[Rows from a dataset of charts and code]
┌──
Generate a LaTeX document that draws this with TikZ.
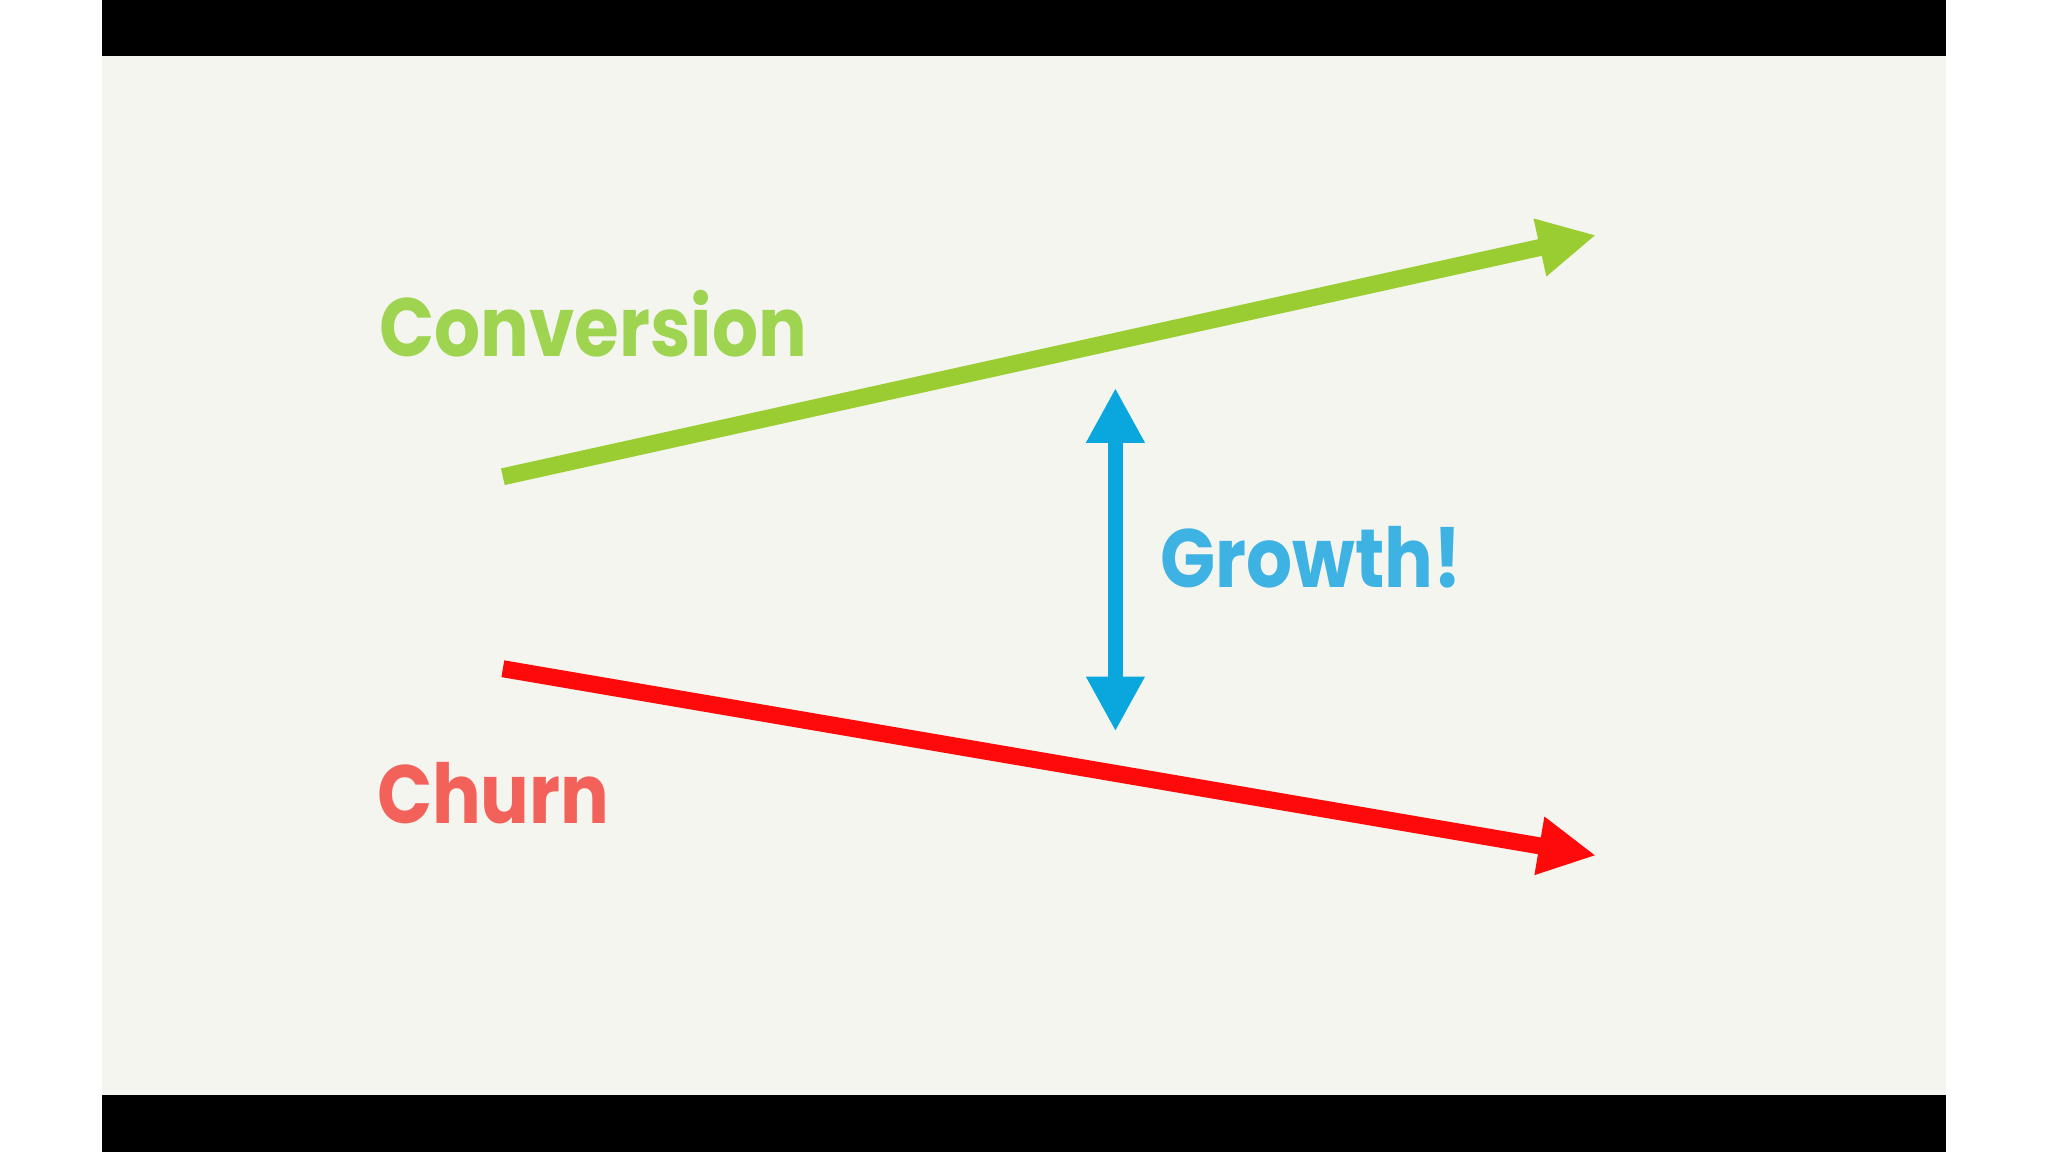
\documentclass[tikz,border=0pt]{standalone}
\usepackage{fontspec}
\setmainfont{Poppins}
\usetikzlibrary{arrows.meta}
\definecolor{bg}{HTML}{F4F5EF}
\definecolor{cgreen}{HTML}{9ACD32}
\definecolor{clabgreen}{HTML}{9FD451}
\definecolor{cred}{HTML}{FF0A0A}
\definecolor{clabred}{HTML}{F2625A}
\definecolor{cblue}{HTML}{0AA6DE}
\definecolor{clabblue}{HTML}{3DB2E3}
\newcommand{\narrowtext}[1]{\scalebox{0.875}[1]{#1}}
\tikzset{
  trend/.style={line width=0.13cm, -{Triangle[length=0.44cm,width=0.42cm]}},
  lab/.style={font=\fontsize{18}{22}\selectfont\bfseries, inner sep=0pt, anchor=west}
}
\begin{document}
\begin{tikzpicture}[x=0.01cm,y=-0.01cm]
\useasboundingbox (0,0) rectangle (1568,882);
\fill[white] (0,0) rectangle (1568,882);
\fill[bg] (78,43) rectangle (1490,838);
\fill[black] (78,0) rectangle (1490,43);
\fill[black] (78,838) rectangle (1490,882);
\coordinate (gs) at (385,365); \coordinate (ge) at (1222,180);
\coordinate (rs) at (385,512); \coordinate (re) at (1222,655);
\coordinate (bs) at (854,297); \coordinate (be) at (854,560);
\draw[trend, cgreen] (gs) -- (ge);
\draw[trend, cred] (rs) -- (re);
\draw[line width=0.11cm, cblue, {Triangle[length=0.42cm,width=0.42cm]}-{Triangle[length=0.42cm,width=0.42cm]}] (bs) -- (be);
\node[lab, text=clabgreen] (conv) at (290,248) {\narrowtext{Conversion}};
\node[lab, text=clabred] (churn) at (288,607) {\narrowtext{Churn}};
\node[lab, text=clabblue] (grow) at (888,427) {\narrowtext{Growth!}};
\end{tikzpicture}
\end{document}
└──
┌──
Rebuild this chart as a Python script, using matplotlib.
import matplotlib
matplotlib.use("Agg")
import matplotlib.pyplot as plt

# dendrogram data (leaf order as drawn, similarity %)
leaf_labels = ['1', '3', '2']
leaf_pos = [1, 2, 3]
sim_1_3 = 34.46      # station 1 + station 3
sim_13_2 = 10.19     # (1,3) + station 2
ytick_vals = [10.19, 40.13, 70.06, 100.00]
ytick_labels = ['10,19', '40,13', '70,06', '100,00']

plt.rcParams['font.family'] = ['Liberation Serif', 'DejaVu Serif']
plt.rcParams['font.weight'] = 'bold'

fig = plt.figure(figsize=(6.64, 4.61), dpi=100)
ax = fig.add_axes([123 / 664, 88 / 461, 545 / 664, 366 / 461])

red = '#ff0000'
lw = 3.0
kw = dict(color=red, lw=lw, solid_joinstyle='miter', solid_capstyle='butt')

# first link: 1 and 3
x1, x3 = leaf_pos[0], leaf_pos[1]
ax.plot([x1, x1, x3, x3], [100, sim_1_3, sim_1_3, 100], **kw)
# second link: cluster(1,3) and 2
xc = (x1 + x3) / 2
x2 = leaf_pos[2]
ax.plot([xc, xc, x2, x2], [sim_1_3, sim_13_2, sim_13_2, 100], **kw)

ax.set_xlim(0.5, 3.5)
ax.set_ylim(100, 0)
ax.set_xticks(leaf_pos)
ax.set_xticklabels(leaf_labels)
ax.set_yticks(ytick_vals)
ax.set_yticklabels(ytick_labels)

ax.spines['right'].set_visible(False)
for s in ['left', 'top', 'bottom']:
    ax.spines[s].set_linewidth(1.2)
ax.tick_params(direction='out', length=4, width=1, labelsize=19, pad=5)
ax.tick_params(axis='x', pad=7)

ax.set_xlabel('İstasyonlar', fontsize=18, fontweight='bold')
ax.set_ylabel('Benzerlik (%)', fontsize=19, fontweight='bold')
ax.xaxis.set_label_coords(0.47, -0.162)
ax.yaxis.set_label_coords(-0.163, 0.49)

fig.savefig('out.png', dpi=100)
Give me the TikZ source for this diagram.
└──
┌──
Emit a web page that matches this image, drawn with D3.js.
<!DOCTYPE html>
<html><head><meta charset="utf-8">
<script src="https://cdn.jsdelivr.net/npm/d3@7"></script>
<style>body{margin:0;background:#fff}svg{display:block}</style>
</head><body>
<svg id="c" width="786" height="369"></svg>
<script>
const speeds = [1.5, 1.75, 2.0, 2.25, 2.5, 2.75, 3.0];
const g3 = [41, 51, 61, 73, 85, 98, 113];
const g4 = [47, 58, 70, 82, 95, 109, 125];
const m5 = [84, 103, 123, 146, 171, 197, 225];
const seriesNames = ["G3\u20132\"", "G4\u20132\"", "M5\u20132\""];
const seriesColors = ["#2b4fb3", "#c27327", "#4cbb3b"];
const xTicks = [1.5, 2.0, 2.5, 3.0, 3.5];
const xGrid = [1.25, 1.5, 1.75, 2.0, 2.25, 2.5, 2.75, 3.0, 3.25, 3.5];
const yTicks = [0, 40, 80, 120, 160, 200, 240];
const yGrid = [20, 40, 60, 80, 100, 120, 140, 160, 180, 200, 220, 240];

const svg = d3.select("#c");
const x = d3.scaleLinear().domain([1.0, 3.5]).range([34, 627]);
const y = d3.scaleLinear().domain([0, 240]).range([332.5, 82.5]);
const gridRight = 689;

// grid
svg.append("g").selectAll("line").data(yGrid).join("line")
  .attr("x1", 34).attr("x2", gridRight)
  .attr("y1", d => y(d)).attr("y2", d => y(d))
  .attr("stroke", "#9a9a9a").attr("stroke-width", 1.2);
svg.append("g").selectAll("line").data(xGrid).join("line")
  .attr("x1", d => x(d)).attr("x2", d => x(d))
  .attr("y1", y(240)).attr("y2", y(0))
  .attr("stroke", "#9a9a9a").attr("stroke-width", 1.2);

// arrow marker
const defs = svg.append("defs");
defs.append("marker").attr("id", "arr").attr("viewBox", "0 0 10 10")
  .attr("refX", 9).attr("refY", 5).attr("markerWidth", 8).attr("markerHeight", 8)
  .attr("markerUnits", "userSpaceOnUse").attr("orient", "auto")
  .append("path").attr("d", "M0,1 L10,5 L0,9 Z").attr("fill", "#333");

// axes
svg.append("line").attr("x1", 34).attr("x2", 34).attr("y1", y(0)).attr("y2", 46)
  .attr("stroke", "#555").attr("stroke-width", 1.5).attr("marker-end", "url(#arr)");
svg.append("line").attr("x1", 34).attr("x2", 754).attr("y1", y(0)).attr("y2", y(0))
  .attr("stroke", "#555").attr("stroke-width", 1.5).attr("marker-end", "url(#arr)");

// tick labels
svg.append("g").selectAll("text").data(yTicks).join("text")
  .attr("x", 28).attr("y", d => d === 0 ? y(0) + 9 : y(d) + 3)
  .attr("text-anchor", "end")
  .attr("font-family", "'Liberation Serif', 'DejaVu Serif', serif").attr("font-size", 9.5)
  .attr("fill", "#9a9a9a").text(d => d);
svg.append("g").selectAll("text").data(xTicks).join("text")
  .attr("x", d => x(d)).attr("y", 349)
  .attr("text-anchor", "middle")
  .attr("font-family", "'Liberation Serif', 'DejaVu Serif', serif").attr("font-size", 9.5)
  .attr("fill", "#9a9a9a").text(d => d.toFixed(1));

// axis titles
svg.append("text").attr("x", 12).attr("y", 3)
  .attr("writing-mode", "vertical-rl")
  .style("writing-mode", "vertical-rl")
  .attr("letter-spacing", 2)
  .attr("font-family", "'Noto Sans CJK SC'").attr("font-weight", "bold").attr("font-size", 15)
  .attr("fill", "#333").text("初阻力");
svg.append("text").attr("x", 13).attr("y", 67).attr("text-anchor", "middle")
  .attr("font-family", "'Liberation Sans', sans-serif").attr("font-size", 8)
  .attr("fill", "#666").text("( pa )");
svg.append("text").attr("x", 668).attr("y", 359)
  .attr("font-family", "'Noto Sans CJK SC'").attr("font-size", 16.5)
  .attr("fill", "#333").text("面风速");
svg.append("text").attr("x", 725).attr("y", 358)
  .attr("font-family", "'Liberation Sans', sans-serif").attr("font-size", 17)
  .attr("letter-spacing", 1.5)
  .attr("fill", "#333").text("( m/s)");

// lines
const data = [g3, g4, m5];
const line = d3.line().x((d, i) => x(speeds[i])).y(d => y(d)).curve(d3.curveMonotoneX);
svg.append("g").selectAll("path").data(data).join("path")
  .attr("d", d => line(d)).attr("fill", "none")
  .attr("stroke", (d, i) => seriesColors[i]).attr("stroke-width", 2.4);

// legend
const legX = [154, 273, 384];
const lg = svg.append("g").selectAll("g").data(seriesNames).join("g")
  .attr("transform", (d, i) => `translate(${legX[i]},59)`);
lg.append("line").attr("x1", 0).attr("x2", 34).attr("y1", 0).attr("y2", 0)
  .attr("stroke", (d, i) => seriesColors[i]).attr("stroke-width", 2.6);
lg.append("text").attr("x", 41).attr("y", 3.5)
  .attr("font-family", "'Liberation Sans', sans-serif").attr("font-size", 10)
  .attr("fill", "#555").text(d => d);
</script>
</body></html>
└──
Task> The lines above from the one containing "Rebuild this chart" through the one containing "Give me the TikZ source for this diagram." are to be set down exactly, and no others.

Task answer>
Rebuild this chart as a Python script, using matplotlib.
import matplotlib
matplotlib.use("Agg")
import matplotlib.pyplot as plt

# dendrogram data (leaf order as drawn, similarity %)
leaf_labels = ['1', '3', '2']
leaf_pos = [1, 2, 3]
sim_1_3 = 34.46      # station 1 + station 3
sim_13_2 = 10.19     # (1,3) + station 2
ytick_vals = [10.19, 40.13, 70.06, 100.00]
ytick_labels = ['10,19', '40,13', '70,06', '100,00']

plt.rcParams['font.family'] = ['Liberation Serif', 'DejaVu Serif']
plt.rcParams['font.weight'] = 'bold'

fig = plt.figure(figsize=(6.64, 4.61), dpi=100)
ax = fig.add_axes([123 / 664, 88 / 461, 545 / 664, 366 / 461])

red = '#ff0000'
lw = 3.0
kw = dict(color=red, lw=lw, solid_joinstyle='miter', solid_capstyle='butt')

# first link: 1 and 3
x1, x3 = leaf_pos[0], leaf_pos[1]
ax.plot([x1, x1, x3, x3], [100, sim_1_3, sim_1_3, 100], **kw)
# second link: cluster(1,3) and 2
xc = (x1 + x3) / 2
x2 = leaf_pos[2]
ax.plot([xc, xc, x2, x2], [sim_1_3, sim_13_2, sim_13_2, 100], **kw)

ax.set_xlim(0.5, 3.5)
ax.set_ylim(100, 0)
ax.set_xticks(leaf_pos)
ax.set_xticklabels(leaf_labels)
ax.set_yticks(ytick_vals)
ax.set_yticklabels(ytick_labels)

ax.spines['right'].set_visible(False)
for s in ['left', 'top', 'bottom']:
    ax.spines[s].set_linewidth(1.2)
ax.tick_params(direction='out', length=4, width=1, labelsize=19, pad=5)
ax.tick_params(axis='x', pad=7)

ax.set_xlabel('İstasyonlar', fontsize=18, fontweight='bold')
ax.set_ylabel('Benzerlik (%)', fontsize=19, fontweight='bold')
ax.xaxis.set_label_coords(0.47, -0.162)
ax.yaxis.set_label_coords(-0.163, 0.49)

fig.savefig('out.png', dpi=100)
Give me the TikZ source for this diagram.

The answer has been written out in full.